Where the eSIM fits in the broader IoT SIM picture

The RUTM30’s embedded eSIM is a consumer eUICC (embedded Universal Integrated Circuit Card). This is worth placing in context, because the IoT SIM landscape has multiple parallel specifications that are easy to conflate.

The consumer eSIM standard (SGP.22) is designed for smartphones and consumer devices. It allows users to download operator profiles remotely via a standardised flow. The RUTM30 supports up to seven stored profiles on the eSIM, with the ability to switch between them.

The M2M eSIM standard (SGP.02) is an older architecture designed for machine-to-machine deployments where SIM profiles are managed by an enterprise subscription manager. It is common in automotive and utility deployments.

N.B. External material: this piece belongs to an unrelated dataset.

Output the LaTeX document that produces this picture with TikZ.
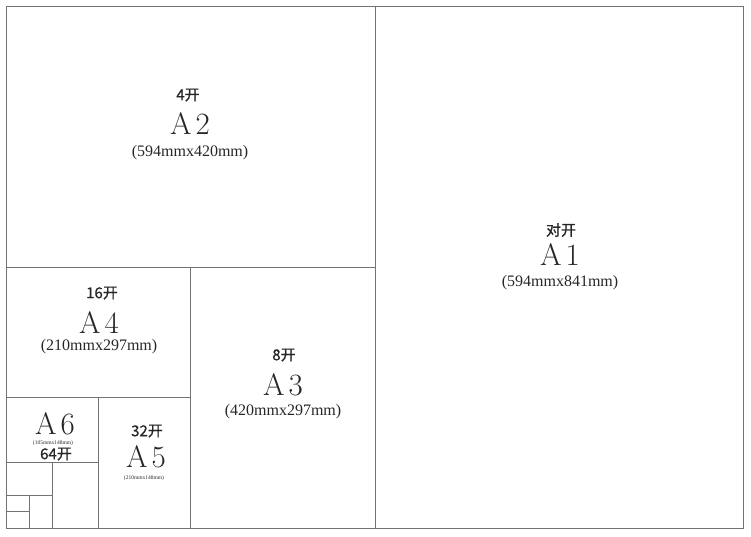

The IoT eSIM standard (SGP.32, also known as IoT-eUICC) is the most recent specification, designed specifically for IoT devices that need lightweight remote provisioning without the complexity of the M2M model. It is not what the RUTM30 uses – the RUTM30’s eSIM is the consumer type – but it is the architecture that is appearing in next-generation IoT-specific hardware.

For most current deployments, the consumer eSIM in the RUTM30 provides a genuinely useful third SIM option. The ability to download an operator profile over the air without physical access to the device is valuable in remote installations, and seven stored profiles is enough flexibility for any realistic deployment scenario.